In still another of its aspects, the present invention provides a method and envelope for reducing the movement of an item contained within the envelope.

In yet another of its aspects, the present invention provides a relatively inexpensive method of providing protective packaging envelopes.

According to the present invention, the foregoing and other aspects are achieved by an envelope for packaging an item, the envelope comprising a front panel, a back panel and at least two protrusions. The back panel is coupled to the front panel to form an interior portion. One of said protrusions is coupled to the interior surface of the front panel, and is positioned in the interior portion of the envelope. Another protrusion is coupled to the back panel, and is positioned in the interior portion of the envelope.

The present invention also provides for an envelope, bag or other mailing device for packaging an item, the envelope comprising a front panel, a back panel and at least one first protrusion. The back panel is coupled to the front panel to form an interior portion. The interior portion being defined by opposed interior surfaces of said front and back panels. The first protrusion is coupled to one of the opposed interior surfaces and extends from said opposed interior surface into the interior portion of the envelope.

The present invention further provides an envelope, bag or other mailing device for packaging an article, the envelope comprising a front panel and a back panel. The back panel is coupled to the front panel to form an interior portion. The envelope also includes a means for reducing the movement of the article within said interior portion of the envelope.

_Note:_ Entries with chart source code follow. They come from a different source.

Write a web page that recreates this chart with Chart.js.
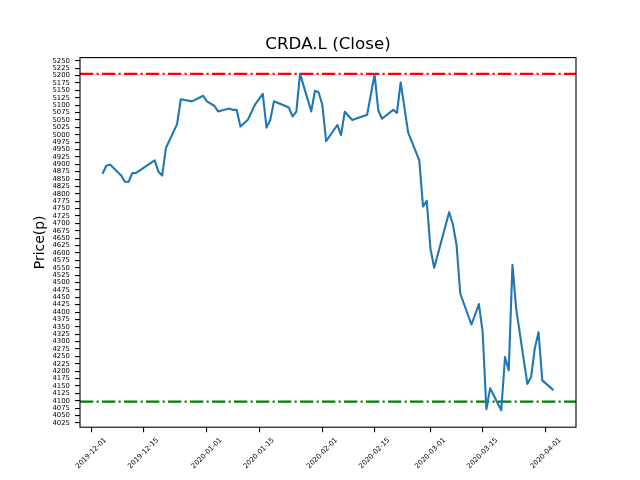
<!DOCTYPE html>
<html>
<head>
<meta charset="utf-8">
<script src="https://cdn.jsdelivr.net/npm/chart.js@4.4.0/dist/chart.umd.min.js"></script>
<style>
  html, body { margin: 0; padding: 0; background: #fff; }
  #wrap { width: 640px; height: 480px; }
</style>
</head>
<body>
<div id="wrap"><canvas id="priceChart" width="640" height="480"></canvas></div>
<script>
// Close prices
const dates = [
  "2019-12-04", "2019-12-05", "2019-12-06", "2019-12-09", "2019-12-10", "2019-12-11",
  "2019-12-12", "2019-12-13", "2019-12-18", "2019-12-19", "2019-12-20", "2019-12-21",
  "2019-12-24", "2019-12-25", "2019-12-28", "2019-12-31", "2020-01-01", "2020-01-03",
  "2020-01-04", "2020-01-07", "2020-01-08", "2020-01-09", "2020-01-10", "2020-01-12",
  "2020-01-14", "2020-01-16", "2020-01-17", "2020-01-18", "2020-01-19", "2020-01-23",
  "2020-01-24", "2020-01-25", "2020-01-26", "2020-01-29", "2020-01-30", "2020-01-31",
  "2020-02-01", "2020-02-02", "2020-02-05", "2020-02-06", "2020-02-07", "2020-02-09",
  "2020-02-13", "2020-02-15", "2020-02-16", "2020-02-17", "2020-02-20", "2020-02-21",
  "2020-02-22", "2020-02-24", "2020-02-27", "2020-02-28", "2020-02-29", "2020-03-01",
  "2020-03-02", "2020-03-06", "2020-03-07", "2020-03-08", "2020-03-09", "2020-03-12",
  "2020-03-14", "2020-03-15", "2020-03-16", "2020-03-17", "2020-03-20", "2020-03-21",
  "2020-03-22", "2020-03-23", "2020-03-24", "2020-03-27", "2020-03-28", "2020-03-29",
  "2020-03-30", "2020-03-31", "2020-04-03"
];
const closes = [
  4868, 4895, 4899, 4862, 4841, 4841,
  4870, 4871, 4913, 4875, 4862, 4955,
  5036, 5120, 5113, 5132, 5113, 5098,
  5079, 5089, 5084, 5084, 5028, 5051,
  5104, 5138, 5024, 5050, 5113, 5092,
  5062, 5078, 5206, 5079, 5149, 5143,
  5100, 4978, 5033, 4999, 5078, 5050,
  5068, 5204, 5082, 5054, 5084, 5074,
  5177, 5008, 4913, 4757, 4776, 4614,
  4550, 4738, 4698, 4627, 4462, 4358,
  4427, 4332, 4071, 4142, 4068, 4248,
  4203, 4560, 4411, 4157, 4180, 4278,
  4332, 4169, 4136
];
const resistance = 5206;
const support = 4097;
const xTickLabels = [
  "2019-12-01", "2019-12-15", "2020-01-01", "2020-01-15", "2020-02-01",
  "2020-02-15", "2020-03-01", "2020-03-15", "2020-04-01"
];
const yTickFirst = 4025;
const yTickLast = 5250;
const yTickStep = 25;

const DAY = 86400000;
const toDay = s => Date.parse(s) / DAY;
const fmtDay = d => new Date(Math.round(d) * DAY).toISOString().slice(0, 10);

const xs = dates.map(toDay);
const xPad = (xs[xs.length - 1] - xs[0]) * 0.05;
const xMin = xs[0] - xPad;
const xMax = xs[xs.length - 1] + xPad;

const yTicks = [];
for (let v = yTickFirst; v <= yTickLast; v += yTickStep) yTicks.push({ value: v });

const font = "DejaVu Sans";
const tickFontSize = 6.9;

// title, y label and the box around the axes
const decorations = {
  id: "decorations",
  afterDraw(chart) {
    const { ctx, chartArea: a } = chart;
    ctx.save();
    ctx.strokeStyle = "#000";
    ctx.lineWidth = 1.1;
    ctx.strokeRect(a.left, a.top, a.right - a.left, a.bottom - a.top);

    ctx.fillStyle = "#000";
    ctx.font = `16.7px "${font}"`;
    ctx.textAlign = "center";
    ctx.textBaseline = "alphabetic";
    ctx.fillText("CRDA.L (Close)", (a.left + a.right) / 2, a.top - 8.3);

    ctx.translate(47.5, (a.top + a.bottom) / 2);
    ctx.rotate(-Math.PI / 2);
    ctx.font = `13.9px "${font}"`;
    ctx.textBaseline = "bottom";
    ctx.fillText("Price(p)", 0, 0);
    ctx.restore();
  }
};

new Chart(document.getElementById("priceChart"), {
  type: "line",
  data: {
    datasets: [
      {
        data: xs.map((x, i) => ({ x: x, y: closes[i] })),
        borderColor: "#1f77b4",
        borderWidth: 2.1,
        borderJoinStyle: "round",
        pointRadius: 0,
        tension: 0
      },
      {
        data: [{ x: xMin, y: resistance }, { x: xMax, y: resistance }],
        borderColor: "#ff0000",
        borderWidth: 2.1,
        borderDash: [13.3, 3.3, 2.1, 3.3],
        pointRadius: 0
      },
      {
        data: [{ x: xMin, y: support }, { x: xMax, y: support }],
        borderColor: "#008000",
        borderWidth: 2.1,
        borderDash: [13.3, 3.3, 2.1, 3.3],
        pointRadius: 0
      }
    ]
  },
  options: {
    responsive: false,
    animation: false,
    devicePixelRatio: 1,
    layout: { padding: { left: 0, right: 64, top: 57.6, bottom: 0 } },
    plugins: {
      legend: { display: false },
      title: { display: false },
      tooltip: { enabled: false }
    },
    scales: {
      x: {
        type: "linear",
        min: xMin,
        max: xMax,
        afterFit: s => { s.height = 52.8; },
        afterBuildTicks: s => { s.ticks = xTickLabels.map(l => ({ value: toDay(l) })); },
        border: { display: false },
        grid: { drawOnChartArea: false, tickLength: 5, color: "#000", lineWidth: 1.1 },
        ticks: {
          autoSkip: false,
          minRotation: 45,
          maxRotation: 45,
          padding: 4,
          labelOffset: 14,
          color: "#000",
          font: { family: font, size: tickFontSize },
          callback: v => fmtDay(v)
        }
      },
      y: {
        min: 4010.5,
        max: 5261,
        afterFit: s => { s.width = 80; },
        afterBuildTicks: s => { s.ticks = yTicks.slice(); },
        border: { display: false },
        grid: { drawOnChartArea: false, tickLength: 5, color: "#000", lineWidth: 1.1 },
        ticks: {
          autoSkip: false,
          padding: 5,
          color: "#000",
          font: { family: font, size: tickFontSize },
          callback: v => String(v)
        }
      }
    }
  },
  plugins: [decorations]
});
</script>
</body>
</html>
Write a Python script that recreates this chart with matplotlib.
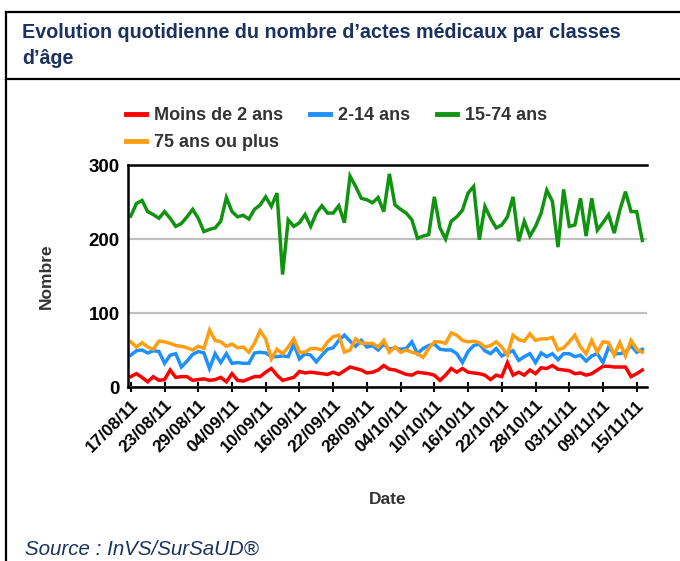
import pandas as pd
import matplotlib
matplotlib.use("Agg")
import matplotlib.pyplot as plt
import matplotlib.dates as mdates
from matplotlib.lines import Line2D

plt.rcParams['font.family'] = ['Liberation Sans', 'DejaVu Sans']

# Data: one value per day, 17/08/2011 -> 16/11/2011
dates = pd.date_range("2011-08-17", "2011-11-16", freq="D")

moins_2 = [14, 18, 13, 7, 14, 9, 10, 23, 13, 14, 14, 9, 10, 11, 9, 10, 13, 7, 18, 9,
           8, 11, 14, 14, 20, 25, 16, 9, 11, 13, 21, 19, 20, 19, 18, 17, 20, 17, 22, 27,
           25, 23, 19, 20, 23, 29, 24, 23, 20, 17, 16, 20, 19, 18, 16, 9, 16, 25, 20, 25,
           20, 19, 18, 16, 10, 16, 14, 33, 16, 20, 16, 23, 18, 26, 25, 29, 24, 23, 22, 18,
           19, 16, 18, 23, 28, 28, 27, 27, 27, 14, 18, 23]

ans_2_14 = [43, 49, 50, 46, 49, 48, 32, 43, 45, 27, 35, 44, 48, 46, 25, 45, 33, 45, 32, 33,
            32, 32, 46, 47, 46, 41, 41, 42, 41, 58, 38, 45, 43, 34, 43, 51, 53, 63, 70, 62,
            55, 63, 54, 56, 50, 58, 51, 53, 51, 52, 61, 45, 52, 56, 58, 51, 50, 50, 45, 33,
            48, 56, 58, 49, 45, 52, 42, 46, 49, 36, 41, 45, 33, 46, 41, 45, 37, 45, 45, 41,
            43, 35, 42, 45, 33, 54, 45, 45, 47, 56, 47, 51]

ans_15_74 = [231, 248, 252, 237, 233, 228, 237, 228, 217, 221, 230, 240, 228, 210, 213, 215, 224, 256, 237, 230,
             232, 227, 240, 246, 257, 244, 262, 152, 226, 217, 222, 233, 217, 235, 245, 235, 235, 245, 222, 285,
             271, 255, 253, 249, 256, 237, 288, 246, 240, 235, 226, 201, 204, 206, 257, 215, 200, 224, 230, 239,
             262, 271, 199, 244, 228, 215, 219, 230, 257, 197, 224, 204, 217, 235, 266, 251, 189, 267, 217, 219,
             255, 204, 255, 212, 222, 233, 208, 239, 264, 237, 237, 198]

ans_75_plus = [61, 54, 60, 54, 51, 62, 61, 59, 56, 55, 53, 50, 55, 52, 77, 63, 61, 55, 58, 53,
               54, 47, 59, 76, 65, 38, 51, 45, 54, 65, 47, 47, 52, 52, 50, 61, 68, 70, 47, 50,
               65, 59, 59, 59, 54, 63, 47, 54, 47, 50, 47, 45, 40, 52, 61, 61, 59, 73, 70, 63,
               61, 62, 60, 54, 56, 61, 54, 43, 70, 64, 62, 72, 63, 65, 65, 67, 50, 53, 61, 70,
               54, 45, 63, 47, 61, 60, 43, 60, 42, 63, 51, 47]

labels = ["Moins de 2 ans", "2-14 ans", "15-74 ans", "75 ans ou plus"]
colors = ["#ff0000", "#1e90ff", "#109410", "#ff9e10"]

fig = plt.figure(figsize=(6.8, 5.61), dpi=100)
W, H = 680, 561

# frame around the panel
navy = "#1b3160"
fig.add_artist(Line2D([6 / W, 1], [1 - 12 / H, 1 - 12 / H], color="black", lw=1.6))
fig.add_artist(Line2D([6 / W, 1], [1 - 79 / H, 1 - 79 / H], color="black", lw=1.6))
fig.add_artist(Line2D([6 / W, 6 / W], [0, 1 - 12 / H], color="black", lw=1.6))

fig.text(22 / W, 1 - 33 / H, "Evolution quotidienne du nombre d\u2019actes m\u00e9dicaux par classes",
         fontsize=14.2, fontweight="bold", color=navy, va="center", ha="left")
fig.text(22 / W, 1 - 58 / H, "d\u2019\u00e2ge",
         fontsize=14.2, fontweight="bold", color=navy, va="center", ha="left")
fig.text(25 / W, 1 - 549 / H, "Source : InVS/SurSaUD\u00ae",
         fontsize=14.8, style="italic", color=navy, va="center", ha="left")

ax = fig.add_axes([128 / W, 1 - 387 / H, (647 - 128) / W, (387 - 165) / H])

series = [moins_2, ans_2_14, ans_15_74, ans_75_plus]
handles = []
for vals, lab, col in zip(series, labels, colors):
    h, = ax.plot(dates, vals, color=col, lw=2.5, label=lab, solid_joinstyle="miter")
    handles.append(h)

ax.set_ylim(0, 300)
ax.set_xlim(dates[0] - pd.Timedelta(hours=12), dates[-1] + pd.Timedelta(hours=20))
ax.set_yticks([0, 100, 200, 300])
ax.yaxis.grid(True, color="#c0c0c0", lw=1.6)
ax.set_axisbelow(True)

ticks = pd.date_range("2011-08-17", "2011-11-15", freq="6D")
ax.set_xticks(ticks)
ax.xaxis.set_major_formatter(mdates.DateFormatter("%d/%m/%y"))
for lab in ax.get_xticklabels():
    lab.set_rotation(45)
    lab.set_ha("right")
    lab.set_rotation_mode("anchor")
    lab.set_fontweight("bold")
    lab.set_fontsize(12.5)
ax.tick_params(axis="x", direction="inout", length=7, width=1.5, pad=4)
ax.tick_params(axis="y", length=0, pad=6, labelsize=13.5)
for lab in ax.get_yticklabels():
    lab.set_fontweight("bold")

for s in ["top", "left", "bottom"]:
    ax.spines[s].set_linewidth(1.8)
ax.spines["right"].set_visible(False)

ax.set_ylabel("Nombre", fontsize=12.5, fontweight="bold", color="#333333", labelpad=25)
ax.set_xlabel("Date", fontsize=12.5, fontweight="bold", color="#333333", labelpad=26)

# legend: 3 columns, column-major filling -> reorder
order = [0, 3, 1, 2]
leg = fig.legend([handles[i] for i in order], [labels[i] for i in order],
                 ncol=3, loc="upper left", bbox_to_anchor=(126 / W, 1 - 107 / H),
                 frameon=False, borderpad=0, borderaxespad=0,
                 handlelength=1.1, handletextpad=0.45,
                 columnspacing=1.5, labelspacing=0.55,
                 prop={"weight": "bold", "size": 13})
for t in leg.get_texts():
    t.set_color("#333333")
for lh in leg.legend_handles:
    lh.set_linewidth(3.5)

fig.savefig("out.png", dpi=100)
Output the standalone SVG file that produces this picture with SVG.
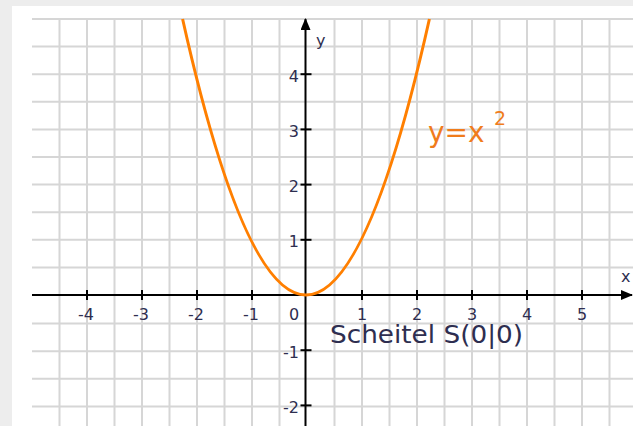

The present invention still further provides for a method for making an envelope, the envelope including a front panel, a back panel, at least one protrusion. The front and back panels are adapted to be coupled to one another to form an interior portion within opposed interior surfaces of the front and back panels. The protrusion is adapted to be coupled to one of the opposed surfaces and extends into the interior portion of the envelope. The method includes affixing the first protrusion to one of the opposed surfaces and coupling the front and back panels to form the interior portion and so that the first protrusion extends into the interior portion of the envelope.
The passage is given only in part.